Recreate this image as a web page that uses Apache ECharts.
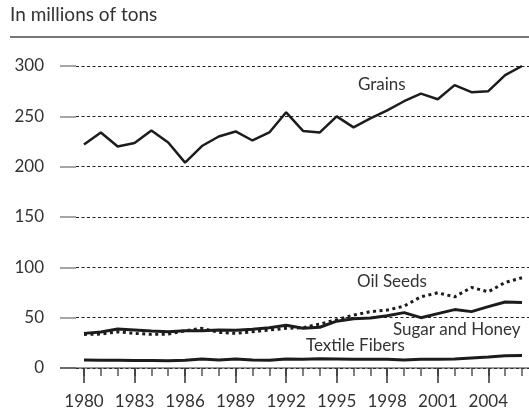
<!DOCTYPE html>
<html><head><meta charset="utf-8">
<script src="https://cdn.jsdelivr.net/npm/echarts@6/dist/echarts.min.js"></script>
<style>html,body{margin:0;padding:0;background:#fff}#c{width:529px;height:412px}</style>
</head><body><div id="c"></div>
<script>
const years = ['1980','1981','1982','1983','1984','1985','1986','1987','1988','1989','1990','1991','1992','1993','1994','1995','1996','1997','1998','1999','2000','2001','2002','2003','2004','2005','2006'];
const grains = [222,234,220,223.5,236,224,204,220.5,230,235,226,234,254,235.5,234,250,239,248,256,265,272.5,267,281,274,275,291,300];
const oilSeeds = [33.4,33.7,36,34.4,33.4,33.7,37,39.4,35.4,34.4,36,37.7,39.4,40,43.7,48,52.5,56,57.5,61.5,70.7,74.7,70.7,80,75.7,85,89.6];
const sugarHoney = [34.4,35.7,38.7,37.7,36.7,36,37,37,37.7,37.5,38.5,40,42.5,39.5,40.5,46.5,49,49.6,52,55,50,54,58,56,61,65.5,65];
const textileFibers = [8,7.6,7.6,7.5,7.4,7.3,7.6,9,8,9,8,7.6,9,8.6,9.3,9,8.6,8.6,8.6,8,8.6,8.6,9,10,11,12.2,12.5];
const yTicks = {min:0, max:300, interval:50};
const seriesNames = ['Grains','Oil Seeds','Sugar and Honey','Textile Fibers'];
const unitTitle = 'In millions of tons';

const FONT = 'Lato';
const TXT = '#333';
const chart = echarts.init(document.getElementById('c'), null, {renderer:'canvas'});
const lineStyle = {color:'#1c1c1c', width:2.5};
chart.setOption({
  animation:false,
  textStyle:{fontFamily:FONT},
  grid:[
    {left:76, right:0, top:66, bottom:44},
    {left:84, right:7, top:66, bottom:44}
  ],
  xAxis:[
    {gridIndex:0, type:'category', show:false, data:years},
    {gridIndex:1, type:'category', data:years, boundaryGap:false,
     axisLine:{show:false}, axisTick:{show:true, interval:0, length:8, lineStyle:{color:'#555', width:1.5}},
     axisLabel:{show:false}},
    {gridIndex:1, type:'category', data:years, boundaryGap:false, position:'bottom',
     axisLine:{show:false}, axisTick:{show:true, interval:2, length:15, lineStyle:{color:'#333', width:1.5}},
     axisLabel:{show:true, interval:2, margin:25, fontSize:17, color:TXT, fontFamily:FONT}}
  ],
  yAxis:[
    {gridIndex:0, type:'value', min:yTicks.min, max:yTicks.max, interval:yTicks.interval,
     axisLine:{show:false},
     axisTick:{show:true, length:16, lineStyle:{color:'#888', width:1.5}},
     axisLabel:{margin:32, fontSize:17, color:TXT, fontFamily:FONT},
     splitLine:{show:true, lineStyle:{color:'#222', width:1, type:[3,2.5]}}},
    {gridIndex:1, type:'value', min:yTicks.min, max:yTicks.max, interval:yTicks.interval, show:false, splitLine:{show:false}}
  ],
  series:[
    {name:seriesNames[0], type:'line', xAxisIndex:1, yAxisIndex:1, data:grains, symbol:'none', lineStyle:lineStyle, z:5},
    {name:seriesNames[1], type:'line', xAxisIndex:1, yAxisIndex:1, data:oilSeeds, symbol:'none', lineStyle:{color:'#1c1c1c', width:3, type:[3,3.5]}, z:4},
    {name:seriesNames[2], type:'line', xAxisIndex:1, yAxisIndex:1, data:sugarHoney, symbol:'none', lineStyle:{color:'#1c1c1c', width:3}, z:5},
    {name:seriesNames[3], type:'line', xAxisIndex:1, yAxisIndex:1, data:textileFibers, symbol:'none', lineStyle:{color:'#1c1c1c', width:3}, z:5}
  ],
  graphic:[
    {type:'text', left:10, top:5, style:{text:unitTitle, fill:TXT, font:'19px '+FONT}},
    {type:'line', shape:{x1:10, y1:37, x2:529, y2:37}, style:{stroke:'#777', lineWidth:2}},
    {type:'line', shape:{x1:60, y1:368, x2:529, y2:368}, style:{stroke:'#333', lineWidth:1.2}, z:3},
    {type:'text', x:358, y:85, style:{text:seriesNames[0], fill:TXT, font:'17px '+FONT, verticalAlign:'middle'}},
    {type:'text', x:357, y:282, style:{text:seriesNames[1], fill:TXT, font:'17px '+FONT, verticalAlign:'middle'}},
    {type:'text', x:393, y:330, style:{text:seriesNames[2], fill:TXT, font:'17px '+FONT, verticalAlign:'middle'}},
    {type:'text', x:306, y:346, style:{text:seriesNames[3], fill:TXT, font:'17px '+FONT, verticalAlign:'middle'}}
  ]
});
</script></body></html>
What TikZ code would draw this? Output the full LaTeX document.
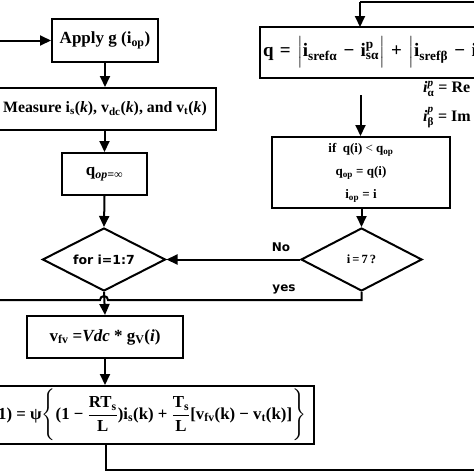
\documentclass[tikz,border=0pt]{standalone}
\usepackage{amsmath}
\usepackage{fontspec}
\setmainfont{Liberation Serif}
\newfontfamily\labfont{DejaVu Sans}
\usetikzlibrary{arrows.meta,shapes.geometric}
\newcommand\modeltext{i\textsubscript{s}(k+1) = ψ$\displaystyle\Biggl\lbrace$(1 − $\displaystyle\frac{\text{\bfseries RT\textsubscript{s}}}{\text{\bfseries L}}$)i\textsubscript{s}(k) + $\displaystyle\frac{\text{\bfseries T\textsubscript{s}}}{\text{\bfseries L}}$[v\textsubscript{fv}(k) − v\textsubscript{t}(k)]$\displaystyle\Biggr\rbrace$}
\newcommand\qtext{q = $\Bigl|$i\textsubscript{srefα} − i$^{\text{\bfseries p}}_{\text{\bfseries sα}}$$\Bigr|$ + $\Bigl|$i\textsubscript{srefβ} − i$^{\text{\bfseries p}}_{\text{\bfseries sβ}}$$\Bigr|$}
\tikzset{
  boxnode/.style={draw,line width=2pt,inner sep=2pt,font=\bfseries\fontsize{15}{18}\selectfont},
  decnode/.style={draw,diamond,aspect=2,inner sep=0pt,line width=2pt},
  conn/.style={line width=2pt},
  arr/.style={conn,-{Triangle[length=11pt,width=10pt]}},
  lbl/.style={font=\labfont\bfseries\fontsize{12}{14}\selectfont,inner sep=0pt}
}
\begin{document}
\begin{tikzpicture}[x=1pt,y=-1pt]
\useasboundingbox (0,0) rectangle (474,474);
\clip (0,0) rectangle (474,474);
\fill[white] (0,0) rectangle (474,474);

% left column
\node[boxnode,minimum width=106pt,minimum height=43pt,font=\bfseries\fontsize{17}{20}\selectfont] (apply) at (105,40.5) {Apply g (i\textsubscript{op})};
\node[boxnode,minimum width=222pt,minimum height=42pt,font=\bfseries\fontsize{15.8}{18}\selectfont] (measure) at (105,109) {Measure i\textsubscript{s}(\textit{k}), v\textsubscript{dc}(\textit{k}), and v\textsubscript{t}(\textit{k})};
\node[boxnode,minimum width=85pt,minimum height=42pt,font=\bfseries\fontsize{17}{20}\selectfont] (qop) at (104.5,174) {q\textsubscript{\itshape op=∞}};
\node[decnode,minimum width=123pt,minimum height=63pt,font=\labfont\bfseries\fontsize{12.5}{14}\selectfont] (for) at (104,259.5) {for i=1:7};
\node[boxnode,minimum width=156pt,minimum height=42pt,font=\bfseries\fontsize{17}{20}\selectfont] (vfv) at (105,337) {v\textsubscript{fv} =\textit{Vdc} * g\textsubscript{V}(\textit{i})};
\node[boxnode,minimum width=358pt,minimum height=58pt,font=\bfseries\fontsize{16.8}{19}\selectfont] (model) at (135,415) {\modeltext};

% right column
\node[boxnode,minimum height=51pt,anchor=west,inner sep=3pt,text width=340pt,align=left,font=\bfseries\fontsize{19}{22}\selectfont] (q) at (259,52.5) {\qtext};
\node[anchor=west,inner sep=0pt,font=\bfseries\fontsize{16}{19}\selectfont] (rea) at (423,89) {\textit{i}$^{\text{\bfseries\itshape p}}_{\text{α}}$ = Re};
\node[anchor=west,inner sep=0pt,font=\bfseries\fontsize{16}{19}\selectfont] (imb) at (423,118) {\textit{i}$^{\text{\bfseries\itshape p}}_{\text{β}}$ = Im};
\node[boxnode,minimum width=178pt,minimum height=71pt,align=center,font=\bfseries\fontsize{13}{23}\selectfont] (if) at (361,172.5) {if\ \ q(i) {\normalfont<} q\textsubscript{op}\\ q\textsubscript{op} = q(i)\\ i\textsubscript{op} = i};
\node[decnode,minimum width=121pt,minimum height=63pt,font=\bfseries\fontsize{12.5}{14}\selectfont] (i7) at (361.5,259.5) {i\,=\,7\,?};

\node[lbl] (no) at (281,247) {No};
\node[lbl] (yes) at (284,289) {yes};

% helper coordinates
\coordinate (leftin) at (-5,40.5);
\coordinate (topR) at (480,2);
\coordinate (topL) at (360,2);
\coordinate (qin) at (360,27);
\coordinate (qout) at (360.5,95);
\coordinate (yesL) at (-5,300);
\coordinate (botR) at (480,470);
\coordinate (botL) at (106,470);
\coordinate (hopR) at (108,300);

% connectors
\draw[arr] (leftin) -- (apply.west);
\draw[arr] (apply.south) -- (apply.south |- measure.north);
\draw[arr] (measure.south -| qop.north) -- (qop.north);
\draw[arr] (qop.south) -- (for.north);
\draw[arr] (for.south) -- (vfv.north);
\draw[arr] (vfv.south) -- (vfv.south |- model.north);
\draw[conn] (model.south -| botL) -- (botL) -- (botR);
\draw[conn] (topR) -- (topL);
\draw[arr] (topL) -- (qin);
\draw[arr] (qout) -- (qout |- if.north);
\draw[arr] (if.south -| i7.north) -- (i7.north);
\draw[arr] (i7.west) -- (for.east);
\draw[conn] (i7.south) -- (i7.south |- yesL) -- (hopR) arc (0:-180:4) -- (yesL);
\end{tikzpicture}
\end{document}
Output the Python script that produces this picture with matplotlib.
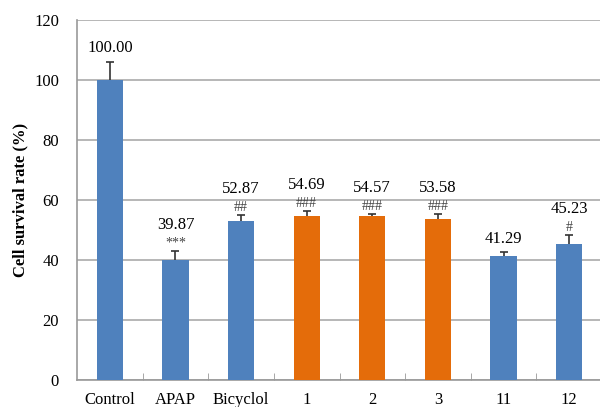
········
● DIRECTION: Answer with a single number: the count of lines holding the word "this".

● THE RESPONSE: 3